╭──
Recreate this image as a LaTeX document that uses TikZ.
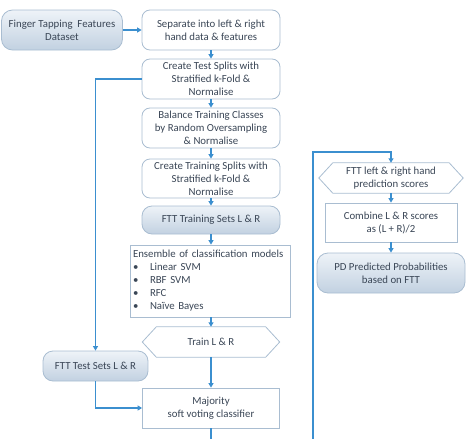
\documentclass[tikz,border=0pt]{standalone}
\usepackage{fontspec}
\setmainfont{Carlito}
\usetikzlibrary{arrows.meta,calc}
\definecolor{txt}{HTML}{3A4656}
\definecolor{bord}{HTML}{A9BDD1}
\definecolor{conn}{HTML}{3B8FCF}
\definecolor{gtop}{HTML}{EEF3F8}
\definecolor{gbot}{HTML}{C2D1E1}
\tikzset{
  base/.style={inner sep=0pt, align=center, text=txt, font=\fontsize{10.8}{13}\selectfont},
  whitebox/.style={base, draw=bord, line width=0.8pt, rounded corners=8pt, fill=white},
  gradbox/.style={base, draw=bord, line width=0.8pt, rounded corners=11pt, top color=gtop, bottom color=gbot},
  rectbox/.style={base, draw=bord, line width=0.8pt, fill=white},
  hexnode/.style={base},
  hexline/.style={draw=bord, line width=0.8pt},
  link/.style={draw=conn, line width=1.1pt, -{Triangle[width=5pt,length=4.5pt]}},
}
\begin{document}
\begin{tikzpicture}[x=1pt,y=-1pt]
\useasboundingbox (0,0) rectangle (474,439);
% left column
\node[gradbox, minimum width=121pt, minimum height=40pt] (fin) at (62,30) {Finger Tapping\ \ Features\\Dataset};
\node[whitebox, minimum width=138pt, minimum height=40pt] (sep) at (211,30) {Separate into left \& right\\hand data \& features};
\node[whitebox, minimum width=138pt, minimum height=40pt] (cts) at (211,79) {Create Test Splits with\\Stratified k-Fold \&\\Normalise};
\node[whitebox, minimum width=138pt, minimum height=40pt] (bal) at (211,128) {Balance Training Classes\\by Random Oversampling\\\& Normalise};
\node[whitebox, minimum width=138pt, minimum height=39pt] (ctr) at (211,178.5) {Create Training Splits with\\Stratified k-Fold \&\\Normalise};
\node[gradbox, minimum width=138pt, minimum height=28pt, rounded corners=10pt] (fts) at (211,220) {FTT Training Sets L \& R};
\node[rectbox, minimum width=160pt, minimum height=72pt, text width=154pt, align=left, inner xsep=3pt] (ens) at (210,281) {Ensemble of classification models\\
\makebox[17pt][l]{\textbullet}Linear SVM\\
\makebox[17pt][l]{\textbullet}RBF SVM\\
\makebox[17pt][l]{\textbullet}RFC\\
\makebox[17pt][l]{\textbullet}Naïve Bayes};
\node[hexnode, minimum width=137pt, minimum height=30pt] (trn) at (211,342) {Train L \& R};
\draw[hexline] (trn.west) -- ([xshift=14pt]trn.north west) -- ([xshift=-14pt]trn.north east) -- (trn.east) -- ([xshift=-14pt]trn.south east) -- ([xshift=14pt]trn.south west) -- cycle;
\node[gradbox, minimum width=105pt, minimum height=30pt, rounded corners=10pt] (fte) at (95.5,366) {FTT Test Sets L \& R};
\node[rectbox, minimum width=137pt, minimum height=40pt] (maj) at (211,408) {Majority\\soft voting classifier};
% right column
\node[hexnode, minimum width=144pt, minimum height=30pt] (flr) at (391,178) {FTT left \& right hand\\prediction scores};
\draw[hexline] (flr.west) -- ([xshift=14pt]flr.north west) -- ([xshift=-14pt]flr.north east) -- (flr.east) -- ([xshift=-14pt]flr.south east) -- ([xshift=14pt]flr.south west) -- cycle;
\node[rectbox, minimum width=132pt, minimum height=39pt] (cmb) at (391,222.5) {Combine L \& R scores\\as (L + R)/2};
\node[gradbox, minimum width=148pt, minimum height=40pt] (pdp) at (391,273) {PD Predicted Probabilities\\based on FTT};
% connectors
\draw[link] (fin) -- (sep);
\draw[link] (sep) -- (cts);
\draw[link] (cts) -- (bal);
\draw[link] (bal) -- (ctr);
\draw[link] (ctr) -- (fts);
\draw[link] (fts.south) -- (fts.south |- ens.north);
\draw[link] (ens.south -| trn.north) -- (trn.north);
\draw[link] (trn.south) -- (maj.north);
\draw[link] (cts.west) -| (fte.north);
\draw[link] (fte.south) |- (maj.west);
\coordinate (bot) at (313,460);
\coordinate (topc) at (313,152);
\draw[link] (maj.south) |- (bot) -- (topc) -| (flr.north);
\draw[link] (flr.south) -- (cmb.north);
\draw[link] (cmb.south) -- (pdp.north);
\end{tikzpicture}
\end{document}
╰──
Short task - Set down the material above as is, without any pictures.

The reply -
Recreate this image as a LaTeX document that uses TikZ.
\documentclass[tikz,border=0pt]{standalone}
\usepackage{fontspec}
\setmainfont{Carlito}
\usetikzlibrary{arrows.meta,calc}
\definecolor{txt}{HTML}{3A4656}
\definecolor{bord}{HTML}{A9BDD1}
\definecolor{conn}{HTML}{3B8FCF}
\definecolor{gtop}{HTML}{EEF3F8}
\definecolor{gbot}{HTML}{C2D1E1}
\tikzset{
  base/.style={inner sep=0pt, align=center, text=txt, font=\fontsize{10.8}{13}\selectfont},
  whitebox/.style={base, draw=bord, line width=0.8pt, rounded corners=8pt, fill=white},
  gradbox/.style={base, draw=bord, line width=0.8pt, rounded corners=11pt, top color=gtop, bottom color=gbot},
  rectbox/.style={base, draw=bord, line width=0.8pt, fill=white},
  hexnode/.style={base},
  hexline/.style={draw=bord, line width=0.8pt},
  link/.style={draw=conn, line width=1.1pt, -{Triangle[width=5pt,length=4.5pt]}},
}
\begin{document}
\begin{tikzpicture}[x=1pt,y=-1pt]
\useasboundingbox (0,0) rectangle (474,439);
% left column
\node[gradbox, minimum width=121pt, minimum height=40pt] (fin) at (62,30) {Finger Tapping\ \ Features\\Dataset};
\node[whitebox, minimum width=138pt, minimum height=40pt] (sep) at (211,30) {Separate into left \& right\\hand data \& features};
\node[whitebox, minimum width=138pt, minimum height=40pt] (cts) at (211,79) {Create Test Splits with\\Stratified k-Fold \&\\Normalise};
\node[whitebox, minimum width=138pt, minimum height=40pt] (bal) at (211,128) {Balance Training Classes\\by Random Oversampling\\\& Normalise};
\node[whitebox, minimum width=138pt, minimum height=39pt] (ctr) at (211,178.5) {Create Training Splits with\\Stratified k-Fold \&\\Normalise};
\node[gradbox, minimum width=138pt, minimum height=28pt, rounded corners=10pt] (fts) at (211,220) {FTT Training Sets L \& R};
\node[rectbox, minimum width=160pt, minimum height=72pt, text width=154pt, align=left, inner xsep=3pt] (ens) at (210,281) {Ensemble of classification models\\
\makebox[17pt][l]{\textbullet}Linear SVM\\
\makebox[17pt][l]{\textbullet}RBF SVM\\
\makebox[17pt][l]{\textbullet}RFC\\
\makebox[17pt][l]{\textbullet}Naïve Bayes};
\node[hexnode, minimum width=137pt, minimum height=30pt] (trn) at (211,342) {Train L \& R};
\draw[hexline] (trn.west) -- ([xshift=14pt]trn.north west) -- ([xshift=-14pt]trn.north east) -- (trn.east) -- ([xshift=-14pt]trn.south east) -- ([xshift=14pt]trn.south west) -- cycle;
\node[gradbox, minimum width=105pt, minimum height=30pt, rounded corners=10pt] (fte) at (95.5,366) {FTT Test Sets L \& R};
\node[rectbox, minimum width=137pt, minimum height=40pt] (maj) at (211,408) {Majority\\soft voting classifier};
% right column
\node[hexnode, minimum width=144pt, minimum height=30pt] (flr) at (391,178) {FTT left \& right hand\\prediction scores};
\draw[hexline] (flr.west) -- ([xshift=14pt]flr.north west) -- ([xshift=-14pt]flr.north east) -- (flr.east) -- ([xshift=-14pt]flr.south east) -- ([xshift=14pt]flr.south west) -- cycle;
\node[rectbox, minimum width=132pt, minimum height=39pt] (cmb) at (391,222.5) {Combine L \& R scores\\as (L + R)/2};
\node[gradbox, minimum width=148pt, minimum height=40pt] (pdp) at (391,273) {PD Predicted Probabilities\\based on FTT};
% connectors
\draw[link] (fin) -- (sep);
\draw[link] (sep) -- (cts);
\draw[link] (cts) -- (bal);
\draw[link] (bal) -- (ctr);
\draw[link] (ctr) -- (fts);
\draw[link] (fts.south) -- (fts.south |- ens.north);
\draw[link] (ens.south -| trn.north) -- (trn.north);
\draw[link] (trn.south) -- (maj.north);
\draw[link] (cts.west) -| (fte.north);
\draw[link] (fte.south) |- (maj.west);
\coordinate (bot) at (313,460);
\coordinate (topc) at (313,152);
\draw[link] (maj.south) |- (bot) -- (topc) -| (flr.north);
\draw[link] (flr.south) -- (cmb.north);
\draw[link] (cmb.south) -- (pdp.north);
\end{tikzpicture}
\end{document}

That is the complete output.